The contract must provide a detailed description of each party’s obligations. For a service agreement, this means defining the scope of work, while for a sale of goods, it requires a precise description of the items. This section should be specific enough that an outside party can understand exactly what is required. Ambiguity in this area is a common source of conflict.

Payment terms are another component, and the document should state the exact amount, payment schedule, and acceptable payment methods. Dates, such as the contract’s start and end date and any deadlines for milestones, must also be clearly defined to create a timeline for performance.

A well-drafted contract should also anticipate potential disagreements. A termination clause specifies the conditions under which either party can legally end the agreement. A dispute resolution clause can outline the process for handling disagreements, such as requiring mediation or arbitration before filing a lawsuit. Including these provisions can save time and money by providing a roadmap for managing conflicts.

When a Contract Must Be in Writing

While many oral agreements are valid, a legal principle known as the Statute of Frauds requires certain types of contracts to be in writing to be enforceable.
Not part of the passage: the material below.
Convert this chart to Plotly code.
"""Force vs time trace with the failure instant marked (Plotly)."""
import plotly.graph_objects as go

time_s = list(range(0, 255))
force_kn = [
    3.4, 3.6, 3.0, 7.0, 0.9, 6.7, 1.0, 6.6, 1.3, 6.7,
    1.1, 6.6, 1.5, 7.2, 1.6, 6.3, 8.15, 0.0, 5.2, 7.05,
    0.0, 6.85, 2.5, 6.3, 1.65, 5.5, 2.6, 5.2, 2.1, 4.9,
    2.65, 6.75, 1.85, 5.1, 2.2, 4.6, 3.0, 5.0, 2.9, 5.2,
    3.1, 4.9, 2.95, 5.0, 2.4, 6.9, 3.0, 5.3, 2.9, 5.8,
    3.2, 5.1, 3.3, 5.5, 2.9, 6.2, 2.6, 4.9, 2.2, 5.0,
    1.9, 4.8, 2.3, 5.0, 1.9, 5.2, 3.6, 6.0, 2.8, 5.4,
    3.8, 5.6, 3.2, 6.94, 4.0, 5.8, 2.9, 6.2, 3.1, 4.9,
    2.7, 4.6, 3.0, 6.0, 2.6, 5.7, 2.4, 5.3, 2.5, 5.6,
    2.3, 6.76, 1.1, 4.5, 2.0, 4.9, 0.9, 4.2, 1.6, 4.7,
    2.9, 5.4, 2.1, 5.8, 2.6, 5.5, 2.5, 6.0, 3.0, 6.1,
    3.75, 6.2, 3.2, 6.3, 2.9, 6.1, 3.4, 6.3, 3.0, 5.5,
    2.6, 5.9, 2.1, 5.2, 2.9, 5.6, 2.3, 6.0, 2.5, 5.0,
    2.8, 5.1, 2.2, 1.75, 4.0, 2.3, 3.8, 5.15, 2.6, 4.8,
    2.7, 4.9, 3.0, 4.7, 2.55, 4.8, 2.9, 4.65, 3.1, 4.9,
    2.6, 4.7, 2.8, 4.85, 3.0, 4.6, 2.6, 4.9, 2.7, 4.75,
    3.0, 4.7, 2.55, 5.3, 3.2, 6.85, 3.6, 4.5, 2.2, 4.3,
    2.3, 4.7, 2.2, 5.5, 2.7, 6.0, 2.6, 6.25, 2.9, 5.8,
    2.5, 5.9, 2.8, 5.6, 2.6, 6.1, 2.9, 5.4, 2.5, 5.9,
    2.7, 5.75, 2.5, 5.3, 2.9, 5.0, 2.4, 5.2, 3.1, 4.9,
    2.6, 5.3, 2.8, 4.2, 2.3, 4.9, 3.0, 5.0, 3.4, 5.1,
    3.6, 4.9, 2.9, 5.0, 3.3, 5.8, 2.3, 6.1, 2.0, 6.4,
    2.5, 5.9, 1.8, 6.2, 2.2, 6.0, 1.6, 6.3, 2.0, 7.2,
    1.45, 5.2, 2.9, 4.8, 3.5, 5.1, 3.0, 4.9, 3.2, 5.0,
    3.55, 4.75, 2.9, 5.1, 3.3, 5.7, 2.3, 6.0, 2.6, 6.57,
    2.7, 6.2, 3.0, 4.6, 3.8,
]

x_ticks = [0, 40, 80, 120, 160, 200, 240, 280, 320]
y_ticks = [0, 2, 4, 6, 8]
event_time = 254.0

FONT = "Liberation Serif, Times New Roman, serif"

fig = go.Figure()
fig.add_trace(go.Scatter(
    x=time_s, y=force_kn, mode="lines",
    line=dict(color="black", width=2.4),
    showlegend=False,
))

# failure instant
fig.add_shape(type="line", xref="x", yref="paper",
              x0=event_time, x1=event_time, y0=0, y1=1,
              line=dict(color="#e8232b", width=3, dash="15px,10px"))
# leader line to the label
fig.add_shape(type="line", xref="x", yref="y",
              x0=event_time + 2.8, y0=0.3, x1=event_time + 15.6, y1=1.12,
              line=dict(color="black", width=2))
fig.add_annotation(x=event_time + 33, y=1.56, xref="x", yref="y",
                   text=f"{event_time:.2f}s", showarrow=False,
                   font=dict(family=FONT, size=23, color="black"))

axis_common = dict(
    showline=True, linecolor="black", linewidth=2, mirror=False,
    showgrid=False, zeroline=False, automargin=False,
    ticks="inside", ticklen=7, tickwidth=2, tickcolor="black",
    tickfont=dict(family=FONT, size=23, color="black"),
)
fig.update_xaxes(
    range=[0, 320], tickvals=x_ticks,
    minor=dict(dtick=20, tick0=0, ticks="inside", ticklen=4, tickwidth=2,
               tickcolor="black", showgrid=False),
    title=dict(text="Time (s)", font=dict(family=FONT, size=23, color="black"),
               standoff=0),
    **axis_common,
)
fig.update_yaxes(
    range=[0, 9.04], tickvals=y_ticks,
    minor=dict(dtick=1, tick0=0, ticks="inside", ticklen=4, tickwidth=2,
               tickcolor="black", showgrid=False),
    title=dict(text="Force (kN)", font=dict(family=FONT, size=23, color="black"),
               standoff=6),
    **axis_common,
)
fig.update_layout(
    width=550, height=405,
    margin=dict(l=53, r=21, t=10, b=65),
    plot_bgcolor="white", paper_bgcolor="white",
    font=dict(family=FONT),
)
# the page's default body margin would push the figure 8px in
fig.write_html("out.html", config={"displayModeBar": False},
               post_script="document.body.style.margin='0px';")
This rule exists to prevent fraud and misunderstandings in high-stakes agreements by requiring a signed document. Contracts that commonly must be in writing include:

  • Agreements for the sale of an interest in real estate, including land, houses, mortgages, and easements.
  • Agreements that cannot be completed within one year from the date they are formed.
  • Contracts for the sale of goods valued at $500 or more, as defined by the Uniform Commercial Code (UCC).
  • Promises to pay the debt of another person, also known as suretyship agreements.
  • Contracts made in consideration of marriage, such as prenuptial agreements.

An exception to the real estate rule may exist if a buyer has already taken possession of the property and made payments.

Finalizing and Executing the Contract

Once the contract is drafted, it must be properly executed to become legally effective. All parties identified in the agreement must sign and date the document. The signature serves as proof that the party has read, understood, and accepted the terms. Each party should then receive a fully signed copy of the contract for their records.

For certain agreements, such as wills or deeds, signatures may need to be witnessed. A witness is a neutral third party who observes the signing to confirm the identity of the signers and that they signed willingly. A witness must be of legal age, of sound mind, and have no financial interest in the contract.

A notary public provides another level of verification. A notary is a state-appointed official who verifies the signers’ identities, confirms they are signing without coercion, and attests to the signature with their own signature and an official seal. While not required for most business contracts, notarization is often recommended for high-value agreements or documents filed in public records, like real estate deeds.